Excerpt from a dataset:
____________
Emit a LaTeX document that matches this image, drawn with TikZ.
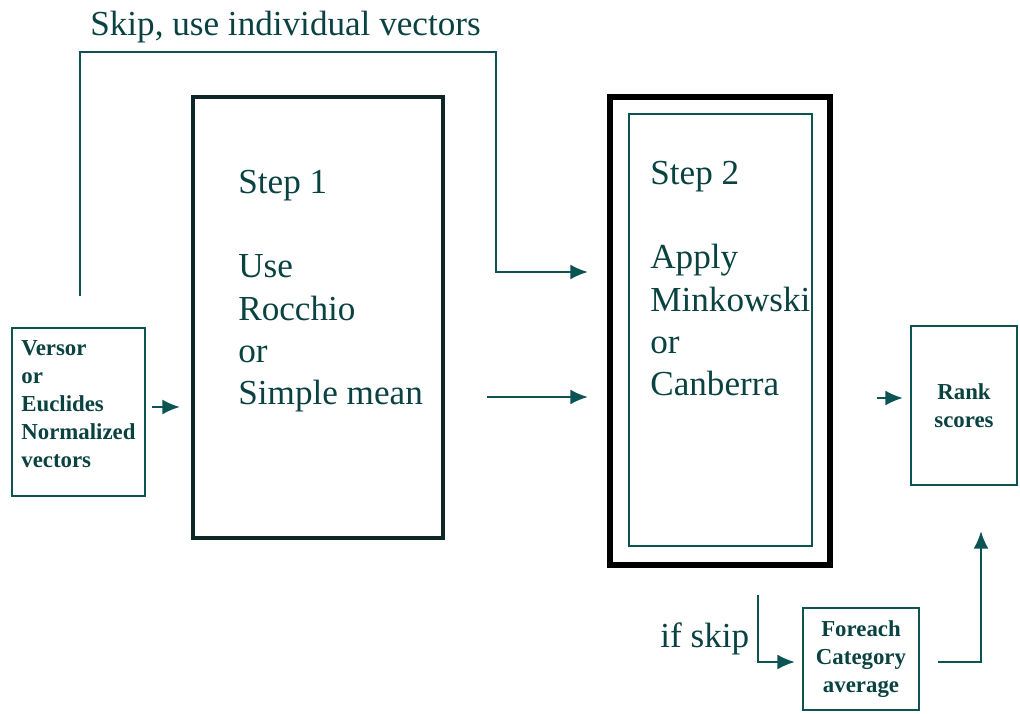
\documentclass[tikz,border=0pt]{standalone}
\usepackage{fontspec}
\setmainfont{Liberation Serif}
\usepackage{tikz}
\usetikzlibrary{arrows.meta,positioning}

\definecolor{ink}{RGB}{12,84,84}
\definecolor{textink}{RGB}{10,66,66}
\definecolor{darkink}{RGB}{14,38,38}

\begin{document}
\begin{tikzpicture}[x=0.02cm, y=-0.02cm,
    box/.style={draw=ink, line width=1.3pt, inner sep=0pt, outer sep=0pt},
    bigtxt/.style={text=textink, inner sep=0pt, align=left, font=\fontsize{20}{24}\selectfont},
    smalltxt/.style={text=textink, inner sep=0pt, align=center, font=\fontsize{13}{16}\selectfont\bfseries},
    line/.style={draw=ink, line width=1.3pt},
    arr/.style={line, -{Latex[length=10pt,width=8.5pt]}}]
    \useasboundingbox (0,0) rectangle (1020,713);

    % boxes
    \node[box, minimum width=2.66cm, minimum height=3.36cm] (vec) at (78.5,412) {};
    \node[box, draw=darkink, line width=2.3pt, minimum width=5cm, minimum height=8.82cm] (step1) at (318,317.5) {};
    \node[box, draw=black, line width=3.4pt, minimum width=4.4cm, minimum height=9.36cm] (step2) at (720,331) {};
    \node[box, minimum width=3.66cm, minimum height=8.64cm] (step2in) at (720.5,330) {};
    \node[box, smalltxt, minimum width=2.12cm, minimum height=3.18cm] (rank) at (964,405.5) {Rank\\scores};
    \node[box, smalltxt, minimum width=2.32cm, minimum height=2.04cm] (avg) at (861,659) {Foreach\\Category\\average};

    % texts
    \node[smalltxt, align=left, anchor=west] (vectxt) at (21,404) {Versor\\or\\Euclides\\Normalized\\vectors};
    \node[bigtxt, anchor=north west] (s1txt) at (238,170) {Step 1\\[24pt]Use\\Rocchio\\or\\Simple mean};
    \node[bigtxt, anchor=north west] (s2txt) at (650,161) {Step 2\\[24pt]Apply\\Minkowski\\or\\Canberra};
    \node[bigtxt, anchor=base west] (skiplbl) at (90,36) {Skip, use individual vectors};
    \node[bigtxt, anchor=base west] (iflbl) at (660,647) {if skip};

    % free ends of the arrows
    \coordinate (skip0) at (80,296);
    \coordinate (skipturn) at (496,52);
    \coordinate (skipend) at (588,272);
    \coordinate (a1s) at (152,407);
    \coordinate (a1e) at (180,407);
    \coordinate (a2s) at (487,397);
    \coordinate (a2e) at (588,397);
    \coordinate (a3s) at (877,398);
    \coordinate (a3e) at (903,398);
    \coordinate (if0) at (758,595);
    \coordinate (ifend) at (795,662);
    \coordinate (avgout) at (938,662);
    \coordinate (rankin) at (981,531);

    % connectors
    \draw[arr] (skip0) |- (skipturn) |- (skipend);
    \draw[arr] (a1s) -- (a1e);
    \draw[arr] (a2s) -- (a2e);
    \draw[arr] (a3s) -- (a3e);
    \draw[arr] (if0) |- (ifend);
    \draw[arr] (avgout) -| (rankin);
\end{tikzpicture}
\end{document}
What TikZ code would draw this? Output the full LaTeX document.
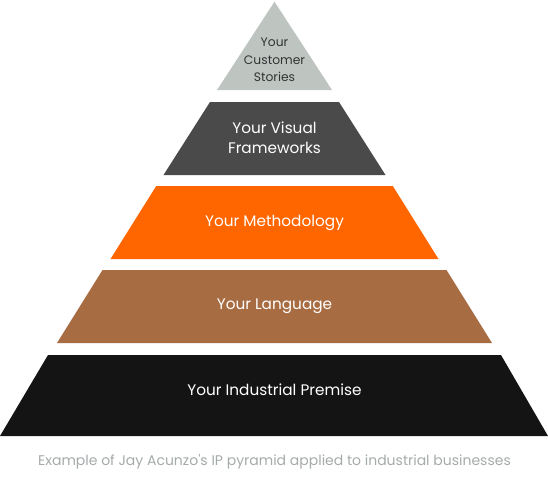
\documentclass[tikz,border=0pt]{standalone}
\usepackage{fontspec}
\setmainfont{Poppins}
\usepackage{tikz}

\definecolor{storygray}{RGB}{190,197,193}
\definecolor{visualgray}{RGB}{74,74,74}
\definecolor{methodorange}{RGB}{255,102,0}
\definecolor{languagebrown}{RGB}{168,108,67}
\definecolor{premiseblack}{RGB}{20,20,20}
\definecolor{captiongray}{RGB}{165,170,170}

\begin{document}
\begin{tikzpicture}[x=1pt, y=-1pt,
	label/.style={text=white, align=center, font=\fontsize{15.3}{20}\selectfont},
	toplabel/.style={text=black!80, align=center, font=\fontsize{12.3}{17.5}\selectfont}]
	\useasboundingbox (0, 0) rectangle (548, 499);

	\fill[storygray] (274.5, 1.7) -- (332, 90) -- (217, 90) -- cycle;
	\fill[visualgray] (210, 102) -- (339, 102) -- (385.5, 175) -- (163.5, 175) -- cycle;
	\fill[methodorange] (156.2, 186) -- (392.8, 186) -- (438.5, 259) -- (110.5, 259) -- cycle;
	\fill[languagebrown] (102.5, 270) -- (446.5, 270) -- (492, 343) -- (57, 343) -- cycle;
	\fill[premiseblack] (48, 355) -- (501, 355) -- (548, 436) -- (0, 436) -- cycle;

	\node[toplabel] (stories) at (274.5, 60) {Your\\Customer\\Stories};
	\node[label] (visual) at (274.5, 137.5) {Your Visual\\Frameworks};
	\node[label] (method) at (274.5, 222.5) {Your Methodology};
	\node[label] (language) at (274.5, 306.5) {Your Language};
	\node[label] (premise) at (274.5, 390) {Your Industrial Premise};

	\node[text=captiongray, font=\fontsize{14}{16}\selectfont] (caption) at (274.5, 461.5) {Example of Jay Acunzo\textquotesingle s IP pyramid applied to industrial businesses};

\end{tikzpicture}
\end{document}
____________
- _WHAT TO PRODUCE_
Copy every line above that holds the word "this".

- _TASK ANSWER_
Emit a LaTeX document that matches this image, drawn with TikZ.
What TikZ code would draw this? Output the full LaTeX document.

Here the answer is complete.